If three wins last year didn’t prove to you that his alleged slump was a crock, then perhaps VanDam’s current fifth-place standing in the AOY race, bolstered by a runner-up result at Ross Barnett, will do it. He may no longer be head and shoulders above the rest of the field every day, but he’s still a threat any place that bass swim. Not only has he won at Rayburn before, but it should fish much as Toledo Bend did last year, when he won it primarily with a crankbait rod, but supplemented that bite with a spinnerbait. He may not wear the bill off of some 6XDs, 8XDs or 10XDs, but he’ll almost certainly wear the skin off of his thumb. If you can’t get that through your tinfoil, non-truth-believing hat, go with Todd Faircloth, who is quietly having a very good season and who likely knows every bush, tree and blade of grass on the tournament venue nearest to his Jasper, Texas, home.


Ugh. Another bucket, another uber-popular pick. So much for being a contrarian. Although Combs didn’t reward my faith in him at Conroe, that was a different type of event, when his deep-water wheelhouse wasn’t the dominant pattern (even though it was the winning pattern). Rayburn will be right up his alley, with lots of fish offshore. Even if that’s not the only pattern in play, it will be in play, and he has enough places to make it work. As he indicated in a recent column, that’s when he’s most comfortable that he has a chance to win, and winning’s the name of the game. If you’re dead set against picking a prohibitive favorite, go completely against the grain and look seriously at Bill Lowen. He was fourth at Rayburn in his rookie Elite Series season on the Elites, and after a stumble at Toledo Bend he no doubt needs and wants some revenge on East Texas.


After starting his year with two absolute clunkers that had him far, far below fishing’s Mendoza Line, Reese is back on track with two straight regular season checks, including a ninth-place finish at Ross Barnett.
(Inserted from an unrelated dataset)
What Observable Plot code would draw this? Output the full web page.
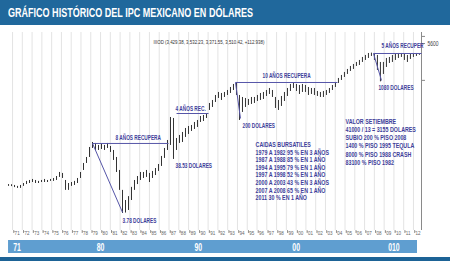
<!DOCTYPE html>
<html><head><meta charset="utf-8">
<script src="https://cdn.jsdelivr.net/npm/d3@7"></script>
<script src="https://cdn.jsdelivr.net/npm/@observablehq/plot@0.6"></script>
<style>
body{margin:0;background:#fff;width:450px;height:261px;overflow:hidden;font-family:"Liberation Sans",Arial,sans-serif;}
#title{height:25px;background:#20689c;color:#fff;font-family:"Liberation Sans",Arial,sans-serif;font-weight:bold;font-size:13.5px;line-height:26px;padding-left:8px;white-space:nowrap;overflow:hidden}
#title span{display:inline-block;transform-origin:0 50%}
#strip{height:4px;background:#1d6396;margin-top:4px}
svg{display:block}
</style></head><body>
<div id="title"><span>GRÁFICO HISTÓRICO DEL IPC MEXICANO EN DÓLARES</span></div>
<div id="chart"></div>
<div id="decades"></div>
<div id="strip"></div>
<script>
// ---- data (IPC in US dollars, bars about every 3.7 months) ----
const firstBar = 1970.59, barStep = 0.3067;
const lows = [
 12.1,12.0,11.5,11.1,11.1,12.1,13.1,13.7,14.3,13.7,
 13.7,14.3,14.3,14.3,15.0,15.0,15.6,17.8,17.0,10.2,
 10.2,12.1,12.6,13.7,17.0,24.0,32.4,41.9,61.7,56.6,
 56.6,59.1,56.6,61.7,52.0,36.9,22.0,10.2,3.78,3.85,
 4.3,6.6,10.2,13.1,15.6,17.0,17.8,14.3,17.0,19.3,
 23.0,28.5,40.2,56.6,70.2,38.5,56.6,76.5,79.8,99.0,
 112.6,128.1,139.5,152.1,188.5,196.8,223.8,315.6,359.1,445,
 528.5,485,551.6,601.2,655.1,745.3,601.2,205.4,289.7,359.1,
 391.3,408.5,426.4,464.6,485,506.3,575.9,627.6,551.6,344,
 315.6,374.9,464.6,575.9,714,812.1,714,627.6,683.9,683.9,
 601.2,627.6,601.2,575.9,551.6,551.6,601.2,655.1,745.3,847.8,
 1006.7,1145,1303,1482,1686,1837,2090,2182,2482,2704,
 2947,3211,2704,1760,1080,1482,2002,2378,2482,2704,
 2947,3076,2704,2482,2823,3076,3211,3371.55
];
const highs = [
 13.1,13.0,12.6,12.1,12.6,13.7,15.0,15.6,16.3,15.6,
 15.0,15.6,16.3,15.6,16.3,17.0,18.5,22.0,21.1,15.6,
 13.7,14.3,15.0,17.0,22.0,32.4,41.9,64.4,79.8,76.5,
 70.2,73.2,70.2,76.5,67.2,56.6,41.9,24.0,10.2,6.6,
 7.8,11.6,15.6,18.5,22.0,22.0,24.0,21.1,23.0,26.1,
 31.0,43.8,61.7,87.0,233.7,223.8,94.8,107.8,122.7,145.7,
 158.7,165.7,188.5,205.4,243.9,254.6,270,426.4,485,601.2,
 683.9,655.1,683.9,745.3,847.8,964.5,1050.9,601.2,551.6,528.5,
 506.3,551.6,551.6,601.2,655.1,683.9,745.3,812.1,745.3,551.6,
 485,575.9,683.9,812.1,964.5,1006,964.5,923.8,964.5,923.8,
 847.8,812.1,812.1,714,683.9,714,745.3,812.1,923.8,1050.9,
 1248,1420,1615,1837,2090,2278,2482,2704,3076,3352,
 3652,3700,3652,3352,2482,2482,2947,3076,3352,3499,
 3652,3652,3499,3352,3499,3652,3652,3532.23
];
const yearTicks = [1971,1972,1973,1974,1975,1976,1977,1978,1979,1980,1981,1982,1983,1984,1985,1986,1987,1988,1989,1990,1991,1992,1993,1994,1995,1996,1997,1998,1999,2000,2001,2002,2003,2004,2005,2006,2007,2008,2009,2010,2011,2012];
const decadeYears = [1971.46,1980,1990,2000,2010];
const decadeLabels = ["71","80","90","00","010"];
const rightTicks = [5600];
const legendText = "IIIOD (3,429.38, 3,532.23, 3,371.55, 3,510.42, +112.938)";
const noteTexts = ["8 AÑOS RECUPERA","3.78 DOLARES","4 AÑOS REC.","38.53 DOLARES","10 AÑOS RECUPERA","200 DOLARES","5 AÑOS RECUPER","1080 DOLARES"];
const noteYears = [1981.53,1982.25,1987.67,1987.67,1996.56,1994.52,2008.73,2008.42];
const noteValues = [99,2.79,343,29.7,1420,166,5140,848];
const caidas = ["CAIDAS BURSATILES","1979 A 1982 95 % EN 3 AÑOS","1987 A 1988 85 % EN 1 AÑO","1994 A 1995 79 % EN 1 AÑO","1997 A 1998 52 % EN 1 AÑO","2000 A 2003 43 % EN 3 AÑOS","2007 A 2008 65 % EN 1 AÑO","2011 30 % EN 1 AÑO"];
const valor = ["VALOR SETIEMBRE","41000 / 13 = 3155 DOLARES","SUBIO 200 % PISO 2008","1400 % PISO 1995 TEQULA","8000 % PISO 1988 CRASH","83100 % PISO 1982"];
// recovery guide lines: [year1, value1, year2, value2]
const guides = [
 [1979.18,76.5,1986.95,76.5],[1979.18,76.5,1982.25,3.95],
 [1987.77,277,1991.04,277],
 [1993.80,1050,2004.23,1050],[1993.80,1050,1994.31,224],
 [2007.91,3650,2012.82,3650],[2007.91,3650,2008.73,1145]
];

const bars = lows.map((lo,i)=>({date:firstBar+i*barStep, low:lo, high:highs[i]}));
const notes = noteTexts.map((t,i)=>({t, x:noteYears[i], y:noteValues[i]}));
const guideRows = guides.map(g=>({x1:g[0],y1:g[1],x2:g[2],y2:g[3]}));
const xDomain = [1970.28, 2012.82];
const noteColor = "#3e3e9a";
const font = '"Liberation Sans",Arial,sans-serif';

const main = Plot.plot({
  width:450, height:213, marginTop:7, marginBottom:8, marginLeft:5, marginRight:29,
  x:{domain:xDomain},
  y:{type:"log", domain:[1.82, 8990]},
  style:{fontFamily:font, background:"transparent", overflow:"visible"},
  marks:[
    Plot.ruleX(yearTicks, {stroke:"#e0e0e0", strokeWidth:0.9}),
    Plot.ruleX([xDomain[1]], {stroke:"#8a8a8a", strokeWidth:1}),
    Plot.axisX({ticks:yearTicks, tickSize:3, tickPadding:-3, textAnchor:"start", dx:1.2, fontSize:6, stroke:"#999", fill:"#666", tickFormat:d=>"'"+String(d).slice(2)}),
    Plot.axisY({anchor:"right", ticks:[1150, 5600, 7600], tickSize:3, stroke:"#888", tickFormat:()=>""}),
    Plot.text(rightTicks, {x:()=>xDomain[1], y:d=>d, text:d=>String(d), dx:6, textAnchor:"start", fontSize:6.5, fill:"#444"}),
    Plot.ruleX(bars, {x:"date", y1:"low", y2:"high", stroke:"#333", strokeWidth:1}),
    Plot.link(guideRows, {x1:"x1", y1:"y1", x2:"x2", y2:"y2", stroke:"#5656a8", strokeWidth:1}),
    Plot.text(notes, {x:"x", y:"y", text:"t", textAnchor:"start", fontSize:7, fontWeight:"bold", fill:noteColor}),
    Plot.text([caidas.join("\n")], {x:()=>1995.85, y:()=>83.3, text:d=>d, textAnchor:"start", lineAnchor:"top", lineHeight:1.09, fontSize:7, fontWeight:"bold", fill:noteColor}),
    Plot.text([valor.join("\n")], {x:()=>2005.05, y:()=>228.8, text:d=>d, textAnchor:"start", lineAnchor:"top", lineHeight:1.17, fontSize:7, fontWeight:"bold", fill:noteColor}),
    Plot.text([legendText], {x:()=>1985.42, y:()=>5850, text:d=>d, textAnchor:"start", fontSize:5.8, fill:"#333"})
  ]
});
document.getElementById("chart").append(main);

const dec = Plot.plot({
  width:450, height:15, marginTop:2, marginBottom:0, marginLeft:5, marginRight:29,
  x:{domain:xDomain, axis:null},
  style:{fontFamily:font, background:"transparent"},
  marks:[
    Plot.rect([{x1:1970.59, x2:2012.41}], {x1:"x1", x2:"x2", fill:"#5f9ed0"}),
    Plot.text(decadeLabels, {x:(d,i)=>decadeYears[i], text:d=>d, frameAnchor:"middle", fill:"#fff", fontSize:11.5, fontWeight:"bold"})
  ]
});
document.getElementById("decades").append(dec);

// narrow (condensed) look: squeeze each text horizontally about its anchor
function squeeze(list, s){
  list.forEach(t=>{
    const x = +(t.getAttribute("x")||0);
    const tr = t.getAttribute("transform")||"";
    t.setAttribute("transform", `${tr} translate(${x} 0) scale(${s} 1) translate(${-x} 0)`.trim());
  });
}
const allText = [...main.querySelectorAll("text")];
const isNote = t => noteTexts.includes(t.textContent.trim());
squeeze(allText.filter(t=>!isNote(t)), 0.76);
squeeze(allText.filter(isNote), 0.68);
squeeze([...dec.querySelectorAll("text")], 0.6);

const span = document.querySelector("#title span");
const w = span.getBoundingClientRect().width;
span.style.transform = `scaleX(${245/w})`;
</script>
</body></html>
I’d expect him to junk fish or mix it up a little more than VanDam and Combs, but he’s still deadly with a big crank (albeit his SKT Magnum instead of the 10XD). He’s still in the bottom half of the pack in the AOY race, and if he doesn’t want to miss the Classic for the first time since 2012 he’ll need to slide himself into position before the Elites head to smallmouth waters. If Skeet’s up-and-down record in East Texas doesn’t float your boat, go with Dean Rojas, who has done well on neighboring Toledo Bend and who should be able to push the frog bite issue. Someone, or perhaps several someones, will make the Top 12 with a frog, and Rojas could be the man.
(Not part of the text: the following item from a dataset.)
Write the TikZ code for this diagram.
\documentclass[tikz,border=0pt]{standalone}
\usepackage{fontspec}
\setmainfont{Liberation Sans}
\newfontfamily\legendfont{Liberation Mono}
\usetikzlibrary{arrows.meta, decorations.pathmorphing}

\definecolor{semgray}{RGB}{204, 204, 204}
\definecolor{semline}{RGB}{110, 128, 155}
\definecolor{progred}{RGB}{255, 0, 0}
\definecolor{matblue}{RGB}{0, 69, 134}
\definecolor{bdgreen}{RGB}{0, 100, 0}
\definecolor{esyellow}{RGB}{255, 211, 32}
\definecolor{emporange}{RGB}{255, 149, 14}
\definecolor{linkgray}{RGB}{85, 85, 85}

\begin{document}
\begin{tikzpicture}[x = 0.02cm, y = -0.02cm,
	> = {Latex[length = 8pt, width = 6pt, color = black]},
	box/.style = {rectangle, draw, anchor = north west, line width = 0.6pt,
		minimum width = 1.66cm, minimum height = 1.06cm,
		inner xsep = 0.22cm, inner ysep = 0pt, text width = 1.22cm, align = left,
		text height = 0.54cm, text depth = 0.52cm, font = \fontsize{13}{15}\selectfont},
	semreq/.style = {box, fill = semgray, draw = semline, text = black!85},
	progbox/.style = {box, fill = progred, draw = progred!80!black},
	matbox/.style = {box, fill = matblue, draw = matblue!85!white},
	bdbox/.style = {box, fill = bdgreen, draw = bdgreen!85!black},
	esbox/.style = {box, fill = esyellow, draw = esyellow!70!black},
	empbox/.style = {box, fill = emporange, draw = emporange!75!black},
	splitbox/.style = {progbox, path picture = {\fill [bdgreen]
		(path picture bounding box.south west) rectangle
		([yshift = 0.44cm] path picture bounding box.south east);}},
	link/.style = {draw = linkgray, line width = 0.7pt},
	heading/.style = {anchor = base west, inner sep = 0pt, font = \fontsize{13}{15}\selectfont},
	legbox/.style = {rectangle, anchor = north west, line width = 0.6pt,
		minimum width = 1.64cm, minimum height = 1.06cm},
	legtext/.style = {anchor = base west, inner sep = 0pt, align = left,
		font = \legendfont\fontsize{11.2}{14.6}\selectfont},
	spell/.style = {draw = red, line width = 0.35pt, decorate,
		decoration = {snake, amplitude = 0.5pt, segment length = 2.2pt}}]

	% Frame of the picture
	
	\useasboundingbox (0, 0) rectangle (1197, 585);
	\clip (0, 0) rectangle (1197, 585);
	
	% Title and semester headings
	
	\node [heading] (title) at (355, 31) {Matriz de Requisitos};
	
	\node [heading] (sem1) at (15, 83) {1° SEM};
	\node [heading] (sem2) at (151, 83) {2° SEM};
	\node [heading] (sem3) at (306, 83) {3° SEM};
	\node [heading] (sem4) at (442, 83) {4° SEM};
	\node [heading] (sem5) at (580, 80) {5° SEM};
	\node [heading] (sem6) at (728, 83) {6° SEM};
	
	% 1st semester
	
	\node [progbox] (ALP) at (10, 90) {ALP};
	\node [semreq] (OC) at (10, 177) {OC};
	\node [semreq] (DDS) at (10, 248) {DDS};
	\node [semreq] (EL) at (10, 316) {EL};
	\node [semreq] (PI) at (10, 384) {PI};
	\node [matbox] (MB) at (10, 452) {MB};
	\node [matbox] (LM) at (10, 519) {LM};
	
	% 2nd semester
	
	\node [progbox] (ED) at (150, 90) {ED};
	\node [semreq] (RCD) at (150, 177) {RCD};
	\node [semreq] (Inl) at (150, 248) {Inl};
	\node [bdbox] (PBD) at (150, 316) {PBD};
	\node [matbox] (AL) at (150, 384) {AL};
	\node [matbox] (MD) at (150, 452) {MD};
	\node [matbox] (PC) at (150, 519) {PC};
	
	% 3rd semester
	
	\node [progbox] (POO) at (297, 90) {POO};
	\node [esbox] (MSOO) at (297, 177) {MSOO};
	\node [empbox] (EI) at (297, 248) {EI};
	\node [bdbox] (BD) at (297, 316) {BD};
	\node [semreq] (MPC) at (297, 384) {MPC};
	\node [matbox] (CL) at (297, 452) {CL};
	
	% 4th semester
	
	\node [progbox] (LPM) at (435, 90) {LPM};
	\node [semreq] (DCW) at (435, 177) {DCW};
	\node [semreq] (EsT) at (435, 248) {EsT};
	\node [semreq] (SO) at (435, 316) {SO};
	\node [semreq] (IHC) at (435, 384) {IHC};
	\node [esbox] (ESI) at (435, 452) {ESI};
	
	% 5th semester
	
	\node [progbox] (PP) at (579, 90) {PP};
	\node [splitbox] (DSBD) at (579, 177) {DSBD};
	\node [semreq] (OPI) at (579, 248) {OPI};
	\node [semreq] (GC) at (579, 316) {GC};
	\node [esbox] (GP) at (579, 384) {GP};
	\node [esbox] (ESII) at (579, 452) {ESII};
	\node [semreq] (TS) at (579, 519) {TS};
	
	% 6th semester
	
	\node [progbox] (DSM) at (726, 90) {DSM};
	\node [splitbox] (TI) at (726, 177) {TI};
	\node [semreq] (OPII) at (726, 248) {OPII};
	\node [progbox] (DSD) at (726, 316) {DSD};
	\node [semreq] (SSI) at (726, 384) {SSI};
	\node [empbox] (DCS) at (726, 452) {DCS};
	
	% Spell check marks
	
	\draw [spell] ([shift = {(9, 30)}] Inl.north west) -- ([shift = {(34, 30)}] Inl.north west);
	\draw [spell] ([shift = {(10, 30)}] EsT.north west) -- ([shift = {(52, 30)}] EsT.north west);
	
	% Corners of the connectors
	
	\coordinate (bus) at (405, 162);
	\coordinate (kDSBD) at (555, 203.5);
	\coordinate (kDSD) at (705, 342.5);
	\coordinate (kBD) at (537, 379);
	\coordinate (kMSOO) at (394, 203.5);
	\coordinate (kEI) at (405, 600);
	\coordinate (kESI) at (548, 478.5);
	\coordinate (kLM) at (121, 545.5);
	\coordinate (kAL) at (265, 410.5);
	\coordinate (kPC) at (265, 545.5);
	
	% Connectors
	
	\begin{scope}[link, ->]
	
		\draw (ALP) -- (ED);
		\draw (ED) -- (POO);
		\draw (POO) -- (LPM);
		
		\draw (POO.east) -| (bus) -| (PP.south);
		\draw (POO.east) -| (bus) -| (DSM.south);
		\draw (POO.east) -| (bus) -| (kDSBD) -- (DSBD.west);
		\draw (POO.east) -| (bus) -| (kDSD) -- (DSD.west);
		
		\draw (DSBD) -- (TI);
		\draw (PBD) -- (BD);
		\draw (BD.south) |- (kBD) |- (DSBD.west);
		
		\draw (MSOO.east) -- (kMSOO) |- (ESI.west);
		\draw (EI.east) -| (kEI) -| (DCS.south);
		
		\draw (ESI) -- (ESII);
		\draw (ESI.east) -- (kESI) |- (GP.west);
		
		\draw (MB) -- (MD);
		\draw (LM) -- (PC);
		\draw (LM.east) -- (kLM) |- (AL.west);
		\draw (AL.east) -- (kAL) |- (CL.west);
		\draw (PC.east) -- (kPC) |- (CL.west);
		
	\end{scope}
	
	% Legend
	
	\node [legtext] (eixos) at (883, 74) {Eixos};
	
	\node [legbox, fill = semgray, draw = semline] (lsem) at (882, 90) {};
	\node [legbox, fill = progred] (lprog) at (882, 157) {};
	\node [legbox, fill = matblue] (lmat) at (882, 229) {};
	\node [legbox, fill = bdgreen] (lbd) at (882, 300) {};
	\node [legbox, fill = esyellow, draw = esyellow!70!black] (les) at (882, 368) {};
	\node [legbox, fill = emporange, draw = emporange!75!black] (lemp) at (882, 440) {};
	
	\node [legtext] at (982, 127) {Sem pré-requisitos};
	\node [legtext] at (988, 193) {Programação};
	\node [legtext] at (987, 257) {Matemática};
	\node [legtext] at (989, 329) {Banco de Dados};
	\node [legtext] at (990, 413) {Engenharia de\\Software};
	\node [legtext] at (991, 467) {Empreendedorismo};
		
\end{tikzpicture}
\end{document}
After choosing three budget-busters, Powroznik is a bargain in Bucket D. He’s never fished a B.A.S.S. event on Rayburn, but he’s been stellar on Toledo Bend, and did very well on Texoma last year. Texas seems to agree with him. At 67th in the AOY race, if he can turn a corner at Rayburn and maintain it through Dardanelle, he could make a heavy push in smallmouth country – maybe not to contend for the AOY title, but certainly to get another shot at a Hartwell Classic. He finished fifth there in 2015. If you don’t want to pick Powroznik, look at Alton Jones Jr. or Gary Klein, two Texans at opposite ends of the career spectrum, but both with loads of knowledge of how to attack Rayburn.
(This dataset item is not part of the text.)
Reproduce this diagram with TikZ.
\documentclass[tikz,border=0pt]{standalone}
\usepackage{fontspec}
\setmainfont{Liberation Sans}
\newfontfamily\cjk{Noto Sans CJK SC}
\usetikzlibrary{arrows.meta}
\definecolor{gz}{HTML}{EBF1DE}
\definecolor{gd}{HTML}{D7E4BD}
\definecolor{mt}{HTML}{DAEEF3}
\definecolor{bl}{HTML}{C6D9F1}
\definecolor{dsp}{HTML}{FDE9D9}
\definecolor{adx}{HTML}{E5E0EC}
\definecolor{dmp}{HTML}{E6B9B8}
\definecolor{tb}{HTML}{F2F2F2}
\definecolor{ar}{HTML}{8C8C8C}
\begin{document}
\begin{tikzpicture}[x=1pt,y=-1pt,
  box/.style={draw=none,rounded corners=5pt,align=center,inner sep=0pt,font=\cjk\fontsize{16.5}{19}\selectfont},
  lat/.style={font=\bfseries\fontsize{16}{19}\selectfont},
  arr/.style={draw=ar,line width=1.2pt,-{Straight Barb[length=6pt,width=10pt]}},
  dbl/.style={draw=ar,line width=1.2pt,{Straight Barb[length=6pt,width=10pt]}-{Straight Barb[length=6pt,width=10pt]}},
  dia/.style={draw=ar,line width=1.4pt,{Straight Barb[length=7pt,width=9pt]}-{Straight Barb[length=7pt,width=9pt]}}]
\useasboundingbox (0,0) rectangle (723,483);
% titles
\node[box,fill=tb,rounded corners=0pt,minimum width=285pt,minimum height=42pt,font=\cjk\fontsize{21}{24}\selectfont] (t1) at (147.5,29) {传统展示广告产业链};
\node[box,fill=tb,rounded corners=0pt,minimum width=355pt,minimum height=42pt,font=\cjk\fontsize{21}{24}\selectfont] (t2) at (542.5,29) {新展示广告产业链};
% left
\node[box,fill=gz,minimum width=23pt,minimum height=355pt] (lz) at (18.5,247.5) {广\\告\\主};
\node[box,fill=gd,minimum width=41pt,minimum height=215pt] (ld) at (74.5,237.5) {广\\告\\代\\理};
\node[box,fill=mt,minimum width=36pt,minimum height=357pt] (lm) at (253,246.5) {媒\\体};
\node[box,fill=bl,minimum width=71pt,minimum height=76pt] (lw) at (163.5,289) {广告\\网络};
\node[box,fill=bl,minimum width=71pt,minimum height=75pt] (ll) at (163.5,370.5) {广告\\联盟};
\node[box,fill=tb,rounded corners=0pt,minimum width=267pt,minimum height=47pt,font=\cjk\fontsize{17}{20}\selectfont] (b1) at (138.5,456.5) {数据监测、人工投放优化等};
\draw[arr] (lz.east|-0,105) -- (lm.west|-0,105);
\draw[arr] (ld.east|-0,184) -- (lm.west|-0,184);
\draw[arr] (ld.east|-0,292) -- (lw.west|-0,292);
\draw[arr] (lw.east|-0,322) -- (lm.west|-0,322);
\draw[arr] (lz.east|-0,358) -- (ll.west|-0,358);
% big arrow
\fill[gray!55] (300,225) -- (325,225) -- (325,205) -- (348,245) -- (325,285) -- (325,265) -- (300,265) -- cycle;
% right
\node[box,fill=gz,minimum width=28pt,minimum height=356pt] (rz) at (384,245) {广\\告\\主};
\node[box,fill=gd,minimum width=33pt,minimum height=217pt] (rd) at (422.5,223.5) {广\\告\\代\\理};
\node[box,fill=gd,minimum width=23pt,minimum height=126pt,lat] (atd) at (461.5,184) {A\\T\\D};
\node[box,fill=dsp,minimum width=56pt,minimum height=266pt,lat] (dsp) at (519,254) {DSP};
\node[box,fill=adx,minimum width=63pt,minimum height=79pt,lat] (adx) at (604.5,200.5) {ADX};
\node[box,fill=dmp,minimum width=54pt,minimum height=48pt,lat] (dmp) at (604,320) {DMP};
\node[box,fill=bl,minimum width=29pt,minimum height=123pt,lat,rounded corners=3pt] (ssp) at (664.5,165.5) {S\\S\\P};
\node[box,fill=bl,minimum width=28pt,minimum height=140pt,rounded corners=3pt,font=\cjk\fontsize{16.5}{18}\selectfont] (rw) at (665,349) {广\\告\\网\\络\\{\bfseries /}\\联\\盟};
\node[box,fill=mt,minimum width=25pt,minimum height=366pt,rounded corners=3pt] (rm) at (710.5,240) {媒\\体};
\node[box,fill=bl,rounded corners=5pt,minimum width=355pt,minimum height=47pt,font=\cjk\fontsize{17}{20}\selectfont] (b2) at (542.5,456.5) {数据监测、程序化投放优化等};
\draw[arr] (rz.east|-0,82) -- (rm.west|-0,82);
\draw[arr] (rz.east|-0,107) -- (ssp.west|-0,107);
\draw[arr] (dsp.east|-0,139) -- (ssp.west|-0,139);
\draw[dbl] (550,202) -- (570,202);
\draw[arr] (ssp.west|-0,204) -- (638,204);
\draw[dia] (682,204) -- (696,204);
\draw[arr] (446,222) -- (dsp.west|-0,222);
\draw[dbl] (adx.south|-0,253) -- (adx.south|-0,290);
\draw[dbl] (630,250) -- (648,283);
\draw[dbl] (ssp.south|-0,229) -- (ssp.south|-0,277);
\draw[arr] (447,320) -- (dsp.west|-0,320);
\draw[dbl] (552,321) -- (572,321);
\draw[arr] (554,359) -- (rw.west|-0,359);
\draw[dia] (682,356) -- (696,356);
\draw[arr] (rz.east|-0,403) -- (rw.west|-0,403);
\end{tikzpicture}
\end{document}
Takahiro has had some clunkers at Rayburn over the years, but he’s also had more than his share of superlative finishes. His career there dates back to 1992, when he finished 304th (not a misprint), but he’s also been eighth (2006 Elite Series), second (2002 Central Open), first (2001 Central Invitational), second (2000 Central Invitational), 10th (1999 Central Invitational) and 11th (Central Invitational). His adopted home state should be good to him again, enough to pull him out of the triple digits in the AOY race. If you’re not wowed by Tak’s record, go with James Niggemeyer, a similarly struggling veteran with a strong track record at Big Sam, including two ninth-place finishes.